DMST are still very much rockers on this record, arguably most resembling their ‘Other Truths’ selves with a touch of the jazziness afforded in early records and a hint of that gentle pastorality running through ‘A History In Rust’. It’s all held together by the kind of dynamic tension that can make a riff sound like a whole highway’s worth of action. Well worth the eight years of tinkering.
9/10 gbar Customer review, 13th December 2017
Do Make Say Think have been widely celebrated as one of the preeminent instrumental rock bands of the 1990s/2000s.

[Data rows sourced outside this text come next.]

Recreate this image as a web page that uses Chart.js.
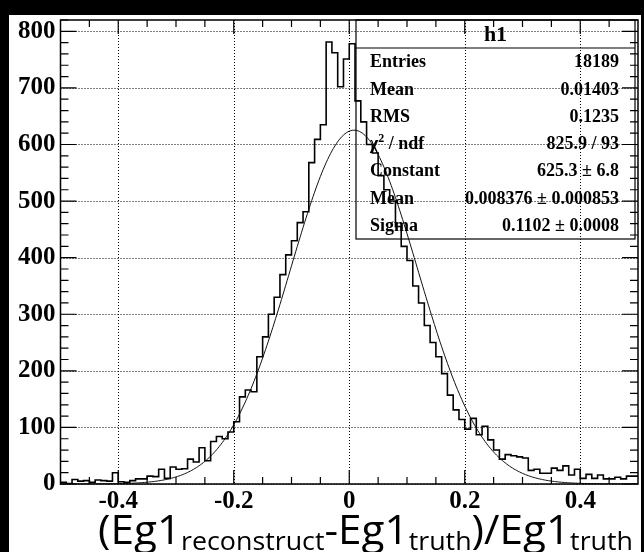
<!DOCTYPE html>
<html>
<head>
<meta charset="utf-8">
<script src="https://cdn.jsdelivr.net/npm/chart.js@4.4.1/dist/chart.umd.min.js"></script>
<style>
  html, body { margin: 0; padding: 0; background: #000; }
  canvas { display: block; }
</style>
</head>
<body>
<canvas id="c" width="644" height="552"></canvas>
<script>
// Histogram binning
const binLow = -0.5;
const binHigh = 0.5;
const binWidth = 0.01;

// Bin contents, 100 bins from -0.5 to 0.5
const binCounts = [
  2, 3, 1, 8, 5, 6, 3, 7, 6, 5,
  20, 4, 3, 6, 9, 9, 14, 13, 26, 10,
  30, 26, 27, 44, 39, 64, 41, 75, 84, 80,
  92, 110, 154, 166, 163, 225, 260, 300, 330, 370,
  405, 430, 462, 481, 568, 609, 635, 781, 762, 702,
  751, 778, 677, 640, 600, 585, 545, 520, 500, 455,
  420, 395, 350, 320, 280, 250, 225, 195, 157, 131,
  114, 97, 116, 87, 102, 78, 60, 44, 52, 50,
  48, 46, 24, 26, 19, 19, 28, 24, 32, 16,
  26, 10, 17, 10, 16, 9, 9, 12, 9, 14
];

// Gaussian fit parameters
const fitConstant = 625.3;
const fitMean = 0.008376;
const fitSigma = 0.1102;

// Axis tick labels
const xTickValues = [-0.4, -0.2, 0, 0.2, 0.4];
const yTickValues = [0, 100, 200, 300, 400, 500, 600, 700, 800];
const yMax = 820;

// Statistics box
const statsTitle = 'h1';
const statsLabels = ['Entries', 'Mean', 'RMS', 'CHI2', 'Constant', 'Mean', 'Sigma'];
const statsValues = ['18189', '0.01403', '0.1235', '825.9 / 93', '625.3 \u00b1 6.8', '0.008376 \u00b1 0.000853', '0.1102 \u00b1 0.0008'];

// Axis title pieces: [text, isSubscript]
const xTitleParts = [
  ['(Eg1', false], ['reconstruct', true], ['-Eg1', false], ['truth', true], [')/Eg1', false], ['truth', true]
];

// ---- derived series ----
const histPoints = [{ x: binLow, y: 0 }];
binCounts.forEach((v, i) => histPoints.push({ x: binLow + i * binWidth, y: v }));
histPoints.push({ x: binHigh, y: binCounts[binCounts.length - 1] });

const fitPoints = [];
for (let i = 0; i <= 400; i++) {
  const x = binLow + (binHigh - binLow) * i / 400;
  const u = (x - fitMean) / fitSigma;
  fitPoints.push({ x: x, y: fitConstant * Math.exp(-0.5 * u * u) });
}

const serifBold = '"Liberation Serif", "Times New Roman", serif';

const paperPlugin = {
  id: 'paper',
  beforeDraw(chart) {
    const ctx = chart.ctx;
    ctx.save();
    ctx.fillStyle = '#000';
    ctx.fillRect(0, 0, chart.width, chart.height);
    ctx.fillStyle = '#fff';
    ctx.fillRect(9, 15, 632, 537);
    ctx.restore();
  },
  beforeDatasetsDraw(chart) {
    // dotted grid at labelled ticks
    const { ctx, chartArea: a, scales: { x, y } } = chart;
    ctx.save();
    ctx.strokeStyle = '#000';
    ctx.lineWidth = 1;
    ctx.setLineDash([1, 2]);
    xTickValues.forEach(v => {
      const px = Math.round(x.getPixelForValue(v)) + 0.5;
      ctx.beginPath(); ctx.moveTo(px, a.top); ctx.lineTo(px, a.bottom); ctx.stroke();
    });
    yTickValues.forEach(v => {
      const py = Math.round(y.getPixelForValue(v)) + 0.5;
      ctx.beginPath(); ctx.moveTo(a.left, py); ctx.lineTo(a.right, py); ctx.stroke();
    });
    ctx.restore();
  },
  afterDraw(chart) {
    const { ctx, chartArea: a, scales: { x, y } } = chart;
    ctx.save();
    ctx.strokeStyle = '#000';
    ctx.setLineDash([]);
    // frame
    ctx.lineWidth = 1.5;
    ctx.strokeRect(a.left, a.top, a.right - a.left, a.bottom - a.top);
    // ticks on all four sides, pointing inwards
    ctx.lineWidth = 1.2;
    for (let k = -9; k <= 9; k++) {
      const v = k * 0.05;
      const major = Math.abs(k) % 4 === 0;
      const len = major ? 14 : 7;
      const px = x.getPixelForValue(v);
      ctx.beginPath();
      ctx.moveTo(px, a.bottom); ctx.lineTo(px, a.bottom - len);
      ctx.moveTo(px, a.top); ctx.lineTo(px, a.top + len);
      ctx.stroke();
    }
    for (let v = 0; v <= yMax; v += 20) {
      const major = v % 100 === 0;
      const len = major ? 16 : 8;
      const py = y.getPixelForValue(v);
      ctx.beginPath();
      ctx.moveTo(a.left, py); ctx.lineTo(a.left + len, py);
      ctx.moveTo(a.right, py); ctx.lineTo(a.right - len, py);
      ctx.stroke();
    }

    // statistics box
    const bx1 = 356, by1 = a.top, bx2 = 635, by2 = 239, titleH = 28;
    ctx.lineWidth = 1.2;
    ctx.strokeRect(bx1, by1, bx2 - bx1, by2 - by1);
    ctx.beginPath(); ctx.moveTo(bx1, by1 + titleH); ctx.lineTo(bx2, by1 + titleH); ctx.stroke();
    ctx.fillStyle = '#000';
    ctx.textBaseline = 'middle';
    ctx.textAlign = 'center';
    ctx.font = 'bold 22px ' + serifBold;
    ctx.fillText(statsTitle, (bx1 + bx2) / 2, by1 + titleH / 2 + 1);
    const rowH = (by2 - by1 - titleH) / statsLabels.length;
    ctx.font = 'bold 18px ' + serifBold;
    statsLabels.forEach((lab, i) => {
      const cy = by1 + titleH + rowH * (i + 0.5) + 1;
      ctx.textAlign = 'left';
      if (lab === 'CHI2') {
        ctx.fillText('\u03c7', bx1 + 14, cy);
        const w = ctx.measureText('\u03c7').width;
        ctx.font = 'bold 12px ' + serifBold;
        ctx.fillText('2', bx1 + 14 + w, cy - 6);
        const w2 = ctx.measureText('2').width;
        ctx.font = 'bold 18px ' + serifBold;
        ctx.fillText(' / ndf', bx1 + 14 + w + w2, cy);
      } else {
        ctx.fillText(lab, bx1 + 14, cy);
      }
      ctx.textAlign = 'right';
      ctx.fillText(statsValues[i], bx2 - 16, cy);
    });

    // x axis title with subscripts
    const mainFont = '41px "Open Sans", sans-serif';
    const subFont = '26px "Open Sans", sans-serif';
    let total = 0;
    const widths = xTitleParts.map(([t, sub]) => {
      ctx.font = sub ? subFont : mainFont;
      const w = ctx.measureText(t).width;
      total += w;
      return w;
    });
    const targetRight = 633, targetWidth = 535;
    const sx = targetWidth / total;
    ctx.save();
    ctx.translate(targetRight - targetWidth, 0);
    ctx.scale(sx, 1);
    ctx.textAlign = 'left';
    ctx.textBaseline = 'alphabetic';
    let cx = 0;
    xTitleParts.forEach(([t, sub], i) => {
      ctx.font = sub ? subFont : mainFont;
      ctx.fillText(t, cx, sub ? 550 : 544);
      cx += widths[i];
    });
    ctx.restore();
    ctx.restore();
  }
};

new Chart(document.getElementById('c'), {
  type: 'line',
  data: {
    datasets: [
      {
        label: 'h1',
        data: histPoints,
        stepped: 'after',
        borderColor: '#000',
        borderWidth: 1.6,
        pointRadius: 0,
        fill: false,
        order: 2
      },
      {
        label: 'gaus',
        data: fitPoints,
        borderColor: '#111',
        borderWidth: 1,
        pointRadius: 0,
        tension: 0,
        fill: false,
        order: 1
      }
    ]
  },
  options: {
    responsive: false,
    animation: false,
    devicePixelRatio: 1,
    layout: { padding: { left: 0, top: 20, right: 6, bottom: 0 } },
    plugins: { legend: { display: false }, tooltip: { enabled: false }, title: { display: false } },
    scales: {
      x: {
        type: 'linear',
        min: binLow,
        max: binHigh,
        afterBuildTicks: s => { s.ticks = xTickValues.map(v => ({ value: v })); },
        afterFit: s => { s.height = 68; },
        grid: { display: false, drawTicks: false },
        border: { display: false },
        ticks: {
          color: '#000',
          padding: 3,
          maxRotation: 0,
          font: { family: serifBold, size: 25, weight: 'bold' },
          callback: v => (v === 0 ? '0' : v.toFixed(1))
        }
      },
      y: {
        type: 'linear',
        min: 0,
        max: yMax,
        afterBuildTicks: s => { s.ticks = yTickValues.map(v => ({ value: v })); },
        afterFit: s => { s.width = 60.5; },
        grid: { display: false, drawTicks: false },
        border: { display: false },
        ticks: {
          color: '#000',
          padding: 5,
          font: { family: serifBold, size: 25, weight: 'bold' },
          callback: v => String(v)
        }
      }
    }
  },
  plugins: [paperPlugin]
});
</script>
</body>
</html>
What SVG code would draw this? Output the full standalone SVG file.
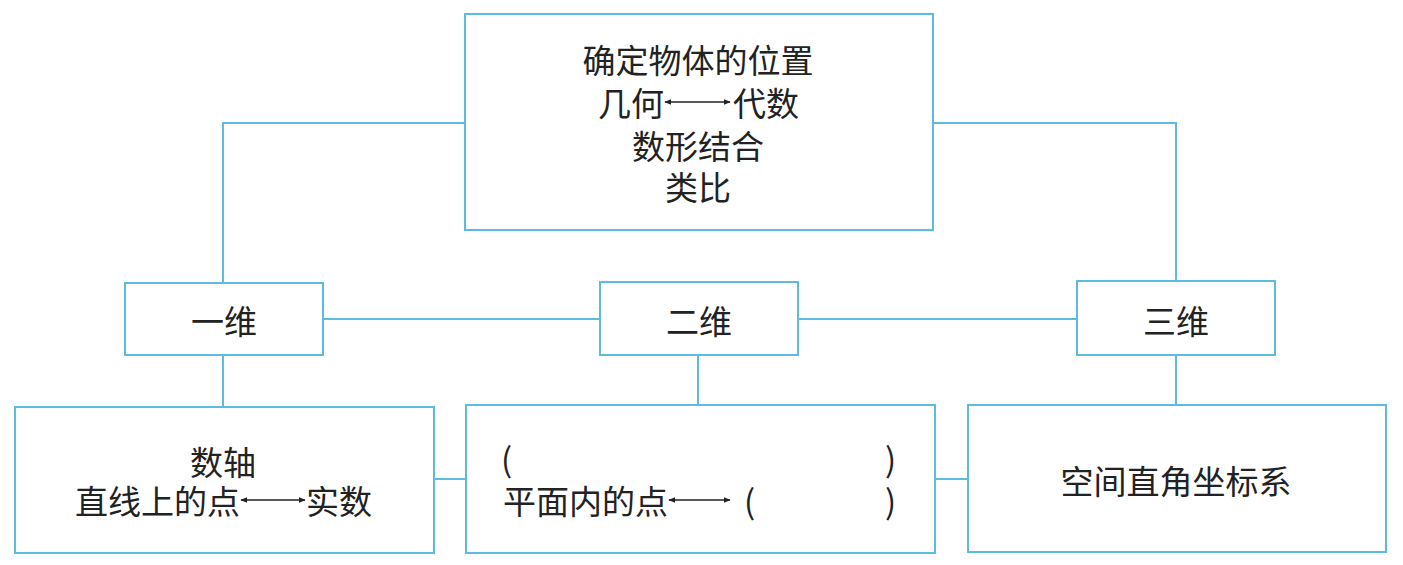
<svg xmlns="http://www.w3.org/2000/svg" width="1403" height="565" viewBox="0 0 1403 565">
<style>
.box{fill:#fff;stroke:#5bbbe0;stroke-width:2}
.ln{fill:none;stroke:#5bbbe0;stroke-width:2}
text{font-family:"Noto Sans CJK SC","Liberation Sans",sans-serif;font-size:33px;fill:#222;dominant-baseline:central}
.c{text-anchor:middle}
.ar{fill:none;stroke:#222;stroke-width:1.6}
</style>
<defs>
<marker id="ah" viewBox="0 0 10 10" refX="9" refY="5" markerWidth="7" markerHeight="7" markerUnits="userSpaceOnUse" orient="auto-start-reverse"><path d="M0,1 L10,5 L0,9 z" fill="#222"/></marker>
</defs>
<rect width="1403" height="565" fill="#fff"/>
<g id="connectors">
<path class="ln" d="M465,123 H223 V282"/>
<path class="ln" d="M933,123 H1176 V281"/>
<path class="ln" d="M323,319 H600"/>
<path class="ln" d="M798,319 H1077"/>
<path class="ln" d="M223,356 V407"/>
<path class="ln" d="M698,355 V405"/>
<path class="ln" d="M1176,355 V405"/>
<path class="ln" d="M434,479 H466"/>
<path class="ln" d="M935,479 H968"/>
</g>
<g id="top">
<rect class="box" x="465" y="14" width="468" height="216"/>
<text class="c" x="698" y="59">确定物体的位置</text>
<text x="598" y="102">几何</text>
<path class="ar" d="M665,102 H730" marker-start="url(#ah)" marker-end="url(#ah)"/>
<text x="733" y="102">代数</text>
<text class="c" x="698" y="145">数形结合</text>
<text class="c" x="698" y="186">类比</text>
</g>
<g id="dim1">
<rect class="box" x="125" y="283" width="198" height="72"/>
<text class="c" x="224" y="320">一维</text>
</g>
<g id="dim2">
<rect class="box" x="600" y="282" width="198" height="73"/>
<text class="c" x="699" y="320">二维</text>
</g>
<g id="dim3">
<rect class="box" x="1077" y="281" width="198" height="74"/>
<text class="c" x="1176" y="320">三维</text>
</g>
<g id="b1">
<rect class="box" x="15" y="407" width="419" height="146"/>
<text class="c" x="223" y="461">数轴</text>
<text x="75" y="500">直线上的点</text>
<path class="ar" d="M241,500 H305" marker-start="url(#ah)" marker-end="url(#ah)"/>
<text x="306" y="500">实数</text>
</g>
<g id="b2">
<rect class="box" x="466" y="405" width="469" height="148"/>
<text x="501" y="458">(</text>
<text x="885" y="458">)</text>
<text x="503" y="500">平面内的点</text>
<path class="ar" d="M669,500 H730" marker-start="url(#ah)" marker-end="url(#ah)"/>
<text x="744" y="500">(</text>
<text x="885" y="500">)</text>
</g>
<g id="b3">
<rect class="box" x="968" y="405" width="418" height="147"/>
<text class="c" x="1176" y="480">空间直角坐标系</text>
</g>
</svg>
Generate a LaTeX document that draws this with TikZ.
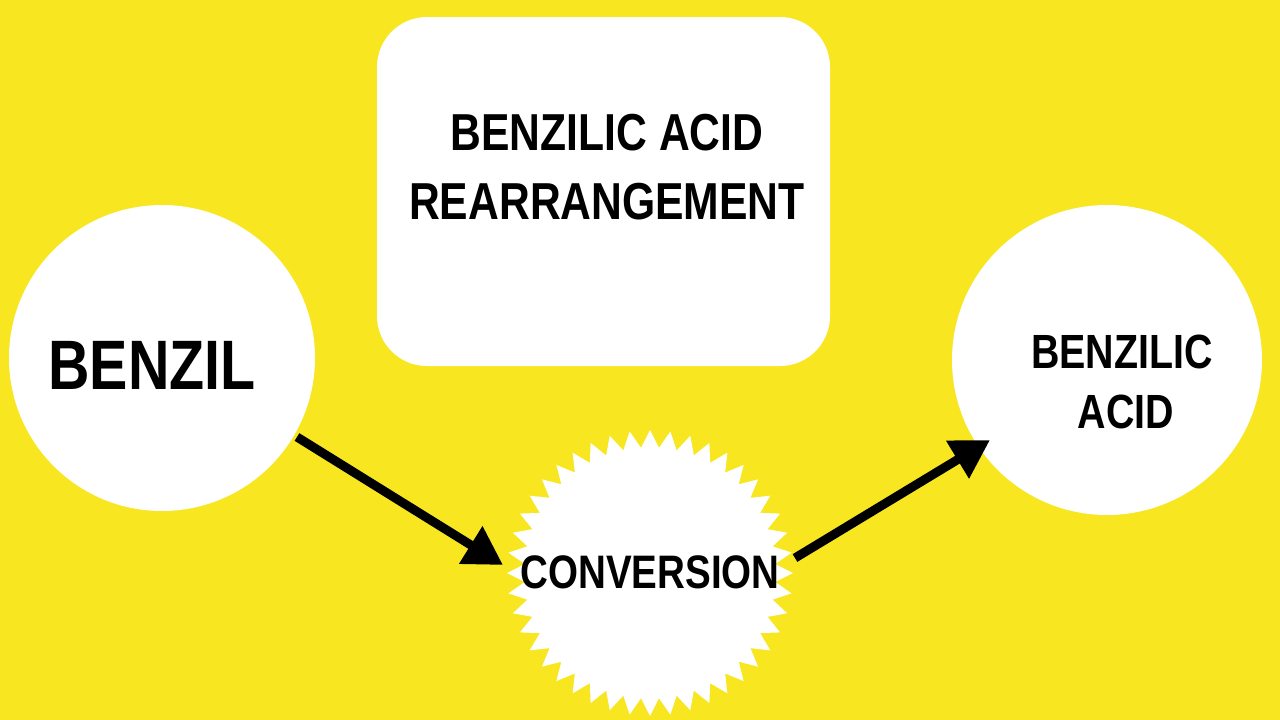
\documentclass[tikz,border=0pt]{standalone}
\usepackage{fontspec}
\setmainfont{Liberation Sans}[FakeStretch=0.82]
\usetikzlibrary{shapes.geometric,arrows.meta}
\definecolor{bg}{HTML}{F7E620}
\tikzset{lbl/.style={font=\bfseries, text=black, align=center},
 arr/.style={line width=9pt, -{Triangle[length=38pt,width=42pt]}}}
\begin{document}
\begin{tikzpicture}[x=1pt,y=-1pt]
\useasboundingbox (0,0) rectangle (1280,720);
\fill[bg] (0,0) rectangle (1280,720);
\fill[white,rounded corners=50pt] (377,17) rectangle (830,366);
\node[lbl, font=\bfseries\fontsize{52}{69}\selectfont] (title) at (607,167) {BENZILIC ACID\\REARRANGEMENT};
\node[circle, fill=white, minimum size=306pt, inner sep=0] (benzil) at (162,358) {};
\node[lbl, font=\bfseries\fontsize{70}{80}\selectfont] at (152,365) {BENZIL};
\node[circle, fill=white, minimum size=310pt, inner sep=0] (acid) at (1107,360) {};
\node[lbl, font=\bfseries\fontsize{48}{60}\selectfont] at (1122,382) {BENZILIC\\\hspace*{8pt}ACID};
\node[star, star points=44, star point ratio=1.14, fill=white, minimum size=286pt, inner sep=0] (conv) at (650,573) {};
\node[lbl, font=\bfseries\fontsize{47}{58}\selectfont] at (650,572) {CONVERSION};
\coordinate (a1) at (297,437); \coordinate (a2) at (503,565);
\coordinate (b1) at (795,558); \coordinate (b2) at (990,440);
\draw[arr] (a1) -- (a2);
\draw[arr] (b1) -- (b2);
\end{tikzpicture}
\end{document}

This year, the collective from Toronto, Canada released ‘Stubborn Persistent Illusions’, their first album in eight years, and it’s another example of the band’s DIY ethos as it has all been recorded and produced by themselves, balancing nine compositions of guitar-based beauty with an electronic influence.
The grand opener “War On Torpor” is not one of those ‘calm before the storm’ post-rock openers - this IS the storm, as it builds up a harmonious roar overtop a frenzied and exuberant scurry of drums. “Her Eyes on the Horizon” is another standout piece that features a beautiful horn and string-heavy interlude that builds for a few minutes before creating an optimistic release. The centrepiece suite “Bound” and its successor track, “And Boundless” is a 12-minute gem that showcases the band’s experience and maturity, as twinkling guitars and pounding drums bounce back and forth yet stay intact with a satisfying ‘chorus,’ where the bass and slide guitar works together perfectly. Then there’s the sentimental, yet euphoric finale “Return, Return Again” that builds on one idea (a jazzy math-rock guitar line) that constantly demands attention throughout thanks to the instrumentation that surrounds it.
An album full of soaring instrumentals, jagged breakdowns, stunning ambience and grooving twists, Do Make Say Think are still able to captivate as much as ever after such a long time away.